Les tâches et les responsabilités de l’assistance aux victimes ont été délimitées clairement entre les services policiers (l’assistance policière aux victimes), les Communautés (l'aide psychosociale aux victimes) et la Justice (l’accueil des victimes). Il est crucial que la coopération entre ces différents services se déroule aussi bien que possible et qu'ils orientent correctement les victimes. Cette année, cette approche intégrale a été développée par les différents acteurs concernés et un premier pas a été réalisé pour formaliser des accords de coopération, à côté de l'accord de coopération déjà existant pour la Flandre, pour l'ensemble de la Belgique. Dans une première phase, le 5 juin 2009, des protocoles d’accord wallon, bruxellois et germanophone en matière d’assistance aux victimes ont été élaborés, dans l'attente de trois accords de coopération qui seront ratifiés par la loi et le décret.

En vertu de l'article 3bis TPCPP, les magistrats et le personnel des parquets et des tribunaux doivent traiter de manière correcte et consciencieuse les victimes, leur fournir l'information nécessaire et les mettre, le cas échéant, en contact avec les services spécialisés. En cela, ils sont assistés par les assistants de Justice des maisons de Justice. L'assistant de Justice chargé de l'accueil des victimes peut fournir une information spécifique, aussi bien pendant la procédure pénale qu'au cours de l'exécution des peines. Il peut assister les victimes pendant les moments émotionnellement difficiles ou coordonner et organiser cette assistance. Il peut orienter les victimes vers les services spécialisés, comme les services d'aide aux victimes. Comme déjà mentionné, je souhaite me concentrer sur le soutien de cette forme d'accueil des victimes. Pour ces raisons, je ne prendrai aucune initiative pour libérer des budgets pour l’exécution de la loi du 25 avril 2004 qui prévoit la possibilité de subventionner des associations d’accompagnement des victimes.
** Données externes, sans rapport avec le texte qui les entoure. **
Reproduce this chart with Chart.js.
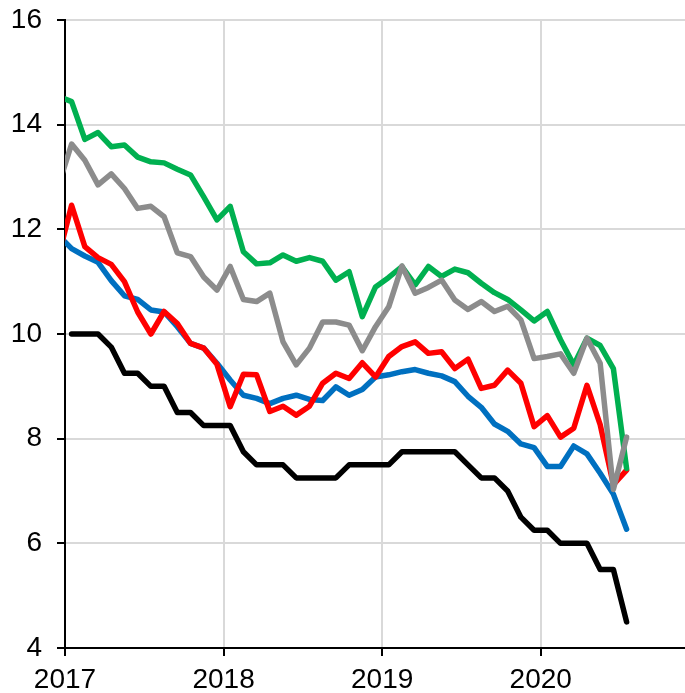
<!DOCTYPE html>
<html>
<head>
<meta charset="utf-8">
<script src="https://cdn.jsdelivr.net/npm/chart.js@4/dist/chart.umd.min.js"></script>
<style>
  html, body { margin: 0; padding: 0; background: #fff; }
  #wrap { width: 685px; height: 693px; }
</style>
</head>
<body>
<div id="wrap"><canvas id="rates" width="685" height="693"></canvas></div>
<script>
// monthly observations, plotted mid-month; Dec 2016 only shows as the clipped start
const months = [
  '2016-12',
  '2017-01', '2017-02', '2017-03', '2017-04', '2017-05', '2017-06',
  '2017-07', '2017-08', '2017-09', '2017-10', '2017-11', '2017-12',
  '2018-01', '2018-02', '2018-03', '2018-04', '2018-05', '2018-06',
  '2018-07', '2018-08', '2018-09', '2018-10', '2018-11', '2018-12',
  '2019-01', '2019-02', '2019-03', '2019-04', '2019-05', '2019-06',
  '2019-07', '2019-08', '2019-09', '2019-10', '2019-11', '2019-12',
  '2020-01', '2020-02', '2020-03', '2020-04', '2020-05', '2020-06',
  '2020-07'
];

const greenRate = [14.54,
  14.44, 13.72, 13.85, 13.58, 13.61, 13.38, 13.29, 13.27, 13.15, 13.04, 12.62, 12.18,
  12.44, 11.57, 11.34, 11.36, 11.51, 11.39, 11.46, 11.39, 11.03, 11.19, 10.33, 10.90,
  11.08, 11.29, 10.94, 11.29, 11.10, 11.24, 11.17, 10.97, 10.79, 10.66, 10.46, 10.25,
  10.43, 9.89, 9.41, 9.92, 9.78, 9.34, 7.43];

const grayRate = [12.83,
  13.63, 13.32, 12.85, 13.06, 12.78, 12.40, 12.44, 12.24, 11.55, 11.48, 11.09, 10.84,
  11.29, 10.66, 10.62, 10.78, 9.85, 9.41, 9.73, 10.23, 10.23, 10.17, 9.68, 10.14,
  10.52, 11.30, 10.78, 10.89, 11.03, 10.65, 10.47, 10.62, 10.43, 10.53, 10.27, 9.53,
  9.57, 9.62, 9.25, 9.92, 9.44, 7.03, 8.03];

const redRate = [11.48,
  12.46, 11.67, 11.46, 11.33, 11.00, 10.42, 10.00, 10.43, 10.20, 9.82, 9.73, 9.42,
  8.61, 9.23, 9.22, 8.52, 8.62, 8.45, 8.62, 9.06, 9.25, 9.15, 9.45, 9.18,
  9.57, 9.76, 9.85, 9.63, 9.66, 9.34, 9.52, 8.96, 9.02, 9.31, 9.06, 8.23,
  8.44, 8.03, 8.20, 9.02, 8.27, 7.12, 7.40];

const blueRate = [11.89,
  11.63, 11.49, 11.37, 11.02, 10.73, 10.66, 10.46, 10.42, 10.14, 9.82, 9.73, 9.44,
  9.12, 8.83, 8.77, 8.67, 8.77, 8.83, 8.75, 8.73, 8.99, 8.83, 8.94, 9.18,
  9.22, 9.28, 9.32, 9.25, 9.20, 9.09, 8.81, 8.60, 8.28, 8.14, 7.90, 7.83,
  7.47, 7.47, 7.86, 7.71, 7.34, 6.94, 6.27];

const keyRate = [null,
  10, 10, 10, 9.75, 9.25, 9.25, 9, 9, 8.5, 8.5, 8.25, 8.25,
  8.25, 7.75, 7.5, 7.5, 7.5, 7.25, 7.25, 7.25, 7.25, 7.5, 7.5, 7.5,
  7.5, 7.75, 7.75, 7.75, 7.75, 7.75, 7.5, 7.25, 7.25, 7.0, 6.5, 6.25,
  6.25, 6.0, 6.0, 6.0, 5.5, 5.5, 4.5];

const yearTicks = [2017, 2018, 2019, 2020];
const yTicks = [4, 6, 8, 10, 12, 14, 16];

// '2017-03' -> 2017 + 2.5/12
function monthPos(s) {
  const parts = s.split('-').map(Number);
  return parts[0] + (parts[1] - 0.5) / 12;
}

function toPoints(values) {
  return months.map((m, i) => ({ x: monthPos(m), y: values[i] }));
}

function line(label, values, color) {
  return {
    label: label,
    data: toPoints(values),
    borderColor: color,
    backgroundColor: color,
    borderWidth: 5.5,
    pointRadius: 0,
    tension: 0,
    borderJoinStyle: 'round',
    borderCapStyle: 'round',
    spanGaps: false
  };
}

Chart.defaults.font.family = "'Liberation Sans', Arial, sans-serif";
Chart.defaults.font.size = 28;
Chart.defaults.color = '#000';

// first dataset is painted last (on top)
new Chart(document.getElementById('rates'), {
  type: 'line',
  data: {
    datasets: [
      line('Gray', grayRate, '#8c8c8c'),
      line('Green', greenRate, '#00b050'),
      line('Red', redRate, '#ff0000'),
      line('Blue', blueRate, '#0070c0'),
      line('Key rate', keyRate, '#000000')
    ]
  },
  options: {
    responsive: false,
    animation: false,
    devicePixelRatio: 1,
    layout: { padding: { top: 20, right: 0, left: 0, bottom: 0 } },
    plugins: {
      legend: { display: false },
      tooltip: { enabled: false }
    },
    scales: {
      x: {
        type: 'linear',
        min: 2017,
        max: 2020.91,
        afterBuildTicks: (scale) => { scale.ticks = yearTicks.map(v => ({ value: v })); },
        afterFit: (scale) => {
          scale.height = 45;
          scale.paddingLeft = 0;
          scale.paddingRight = 0;
        },
        grid: { color: '#d9d9d9', lineWidth: 2, tickColor: '#000', tickLength: 8, tickWidth: 2 },
        border: { color: '#000', width: 2 },
        ticks: { padding: 7, maxRotation: 0, callback: (v) => String(v) }
      },
      y: {
        min: 4,
        max: 16,
        afterBuildTicks: (scale) => { scale.ticks = yTicks.map(v => ({ value: v })); },
        afterFit: (scale) => {
          scale.width = 65;
          scale.paddingTop = 0;
          scale.paddingBottom = 0;
        },
        grid: { color: '#d9d9d9', lineWidth: 2, tickColor: '#000', tickLength: 8, tickWidth: 2 },
        border: { color: '#000', width: 2 },
        ticks: { padding: 15, callback: (v) => String(v) }
      }
    }
  }
});
</script>
</body>
</html>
Ik wens te allen tijde een versnippering te vermijden in het landschap van de slachtofferzorg. Binnen Justitie is het aangewezen om maximaal te focussen op de reguliere werking van de sector slachtofferonthaal bij de parketten en rechtbanken, en de justitieassistenten die belast zijn met dit slachtofferonthaal daarin maximaal te ondersteunen. Ik verwijs naar artikel 3bis van de voorafgaande titel van het Wetboek van Strafvordering waarin de taak van Justitie inzake slachtofferzorg wordt gespecificeerd.
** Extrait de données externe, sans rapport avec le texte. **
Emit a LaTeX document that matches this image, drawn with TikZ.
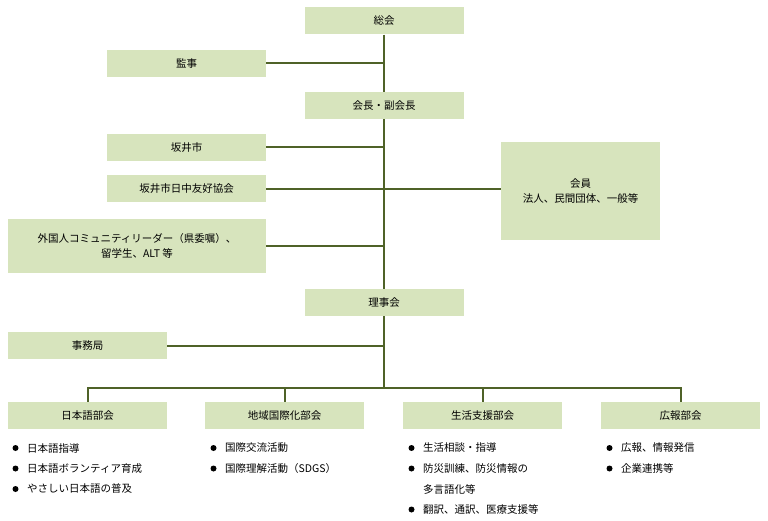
\documentclass[tikz,border=0pt]{standalone}
\usepackage{fontspec}
\setmainfont{Noto Sans CJK JP}
\usetikzlibrary{backgrounds}
\definecolor{boxfill}{HTML}{D7E4BD}
\definecolor{linecol}{HTML}{4F6228}
\tikzset{
  box/.style={fill=boxfill, draw=none, minimum height=27pt, minimum width=159pt, inner sep=0pt, font=\fontsize{10.5}{15}\selectfont, align=center},
  link/.style={draw=linecol, line width=2pt},
  item/.style={anchor=west, font=\fontsize{10.5}{13}\selectfont, inner sep=0pt}
}
\begin{document}
\begin{tikzpicture}[x=1pt,y=-1pt]
\useasboundingbox (0,0) rectangle (768,521);
% main column
\node[box] (gen) at (384,21) {総会};
\node[box] (aud) at (186.5,63.5) {監事};
\node[box] (pres) at (384,105.5) {会長・副会長};
\node[box] (city) at (186.5,147.5) {坂井市};
\node[box] (assoc) at (186.5,189) {坂井市日中友好協会};
\node[box, minimum width=258pt, minimum height=54pt] (lead) at (137,246) {外国人コミュニティリーダー（県委嘱）、\\留学生、ALT 等};
\node[box, minimum height=98pt] (memb) at (580.5,191) {会員\\法人、民間団体、一般等};
\node[box] (board) at (384,302.5) {理事会};
\node[box] (off) at (87.5,345.5) {事務局};
% departments
\node[box] (jp) at (87.5,415.5) {日本語部会};
\node[box] (intl) at (284.5,415.5) {地域国際化部会};
\node[box] (life) at (482.5,415.5) {生活支援部会};
\node[box] (pr) at (680.5,415.5) {広報部会};
\coordinate (bar) at (384,388);
% connectors
\begin{scope}[on background layer]
\draw[link] (gen.south) -- (bar);
\draw[link] (aud.east) -- (aud.east -| gen);
\draw[link] (city.east) -- (city.east -| gen);
\draw[link] (assoc.east) -- (memb.west |- assoc.east);
\draw[link] (lead.east) -- (lead.east -| gen);
\draw[link] (off.east) -- (off.east -| gen);
\draw[link] (jp.north) |- (bar) -| (pr.north);
\draw[link] (intl.north) -- (intl.north |- bar);
\draw[link] (life.north) -- (life.north |- bar);
\end{scope}
% bullet lists
\foreach \dx/\lst in {12/{日本語指導,日本語ボランティア育成,やさしい日本語の普及},
                      210/{国際交流活動,国際理解活動（SDGS）},
                      606/{広報、情報発信,企業連携等}}{
  \foreach \t [count=\i] in \lst {
    \fill (\dx+3.5,427.5+20.5*\i) circle (3pt);
    \node[item] at (\dx+15,427.5+20.5*\i) {\t};
  }
}
\foreach \t/\yy/\b in {生活相談・指導/448/1,防災訓練、防災情報の/468.5/1,多言語化等/489/0,翻訳、通訳、医療支援等/509.5/1}{
  \ifnum\b=1 \fill (411.5,\yy) circle (3pt);\fi
  \node[item] at (423,\yy) {\t};
}
\end{tikzpicture}
\end{document}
De taken en verantwoordelijkheden binnen de slachtofferzorg zijn duidelijk afgebakend tussen de politiediensten (politiële slachtofferbejegening), de gemeenschappen (psycho-sociale slachtofferhulp) en justitie (slachtofferonthaal). Het is cruciaal dat de samenwerking tussen deze verschillende diensten zo goed mogelijk verloopt en dat zij gericht doorverwijzen. Dit jaar werd deze integrale benadering door de verschillende betrokken actoren verder uitgewerkt en een aanzet gedaan om de samenwerkingsverbanden, naast het reeds bestaande samenwerkingsakkoord voor Vlaanderen, voor gans België te formaliseren. In een eerste fase werd daartoe een Waals, Brussels en Duitstalig samenwerkingsprotocol inzake slachtofferzorg de dato 5 juni 2009 uitgewerkt, in afwachting van drie samenwerkingsakkoorden die bij wet en decreet bekrachtigd worden.

Overeenkomstig artikel 3bis VTSv. moeten de magistraten en het personeel van de parketten en rechtbanken de slachtoffers correct en zorgvuldig bejegenen, de nodige informatie verstrekken en zonodig doorverwijzen naar de gespecialiseerde diensten. Hierin worden ze bijgestaan door justitieassistenten van de justitiehuizen. De justitieassistent belast met slachtofferonthaal kan specifieke informatie verstrekken, zowel in de loop van de strafprocedure als tijdens de strafuitvoering. Hij kan de slachtoffers bijstaan op emotioneel moeilijke momenten of deze bijstand coördineren en organiseren. Hij kan naar gespecialiseerde diensten verwijzen, zoals de diensten voor slachtofferhulp. Zoals gezegd wens ik te focussen op de ondersteuning van deze vorm van slachtofferonthaal. Om deze reden zal ik geen initiatief nemen om budgetten vrij te maken in het kader van de uitvoering van de wet van 25 april 2004 die voorziet in de mogelijkheid van subsidiëring van verenigingen die slachtoffers bijstaan.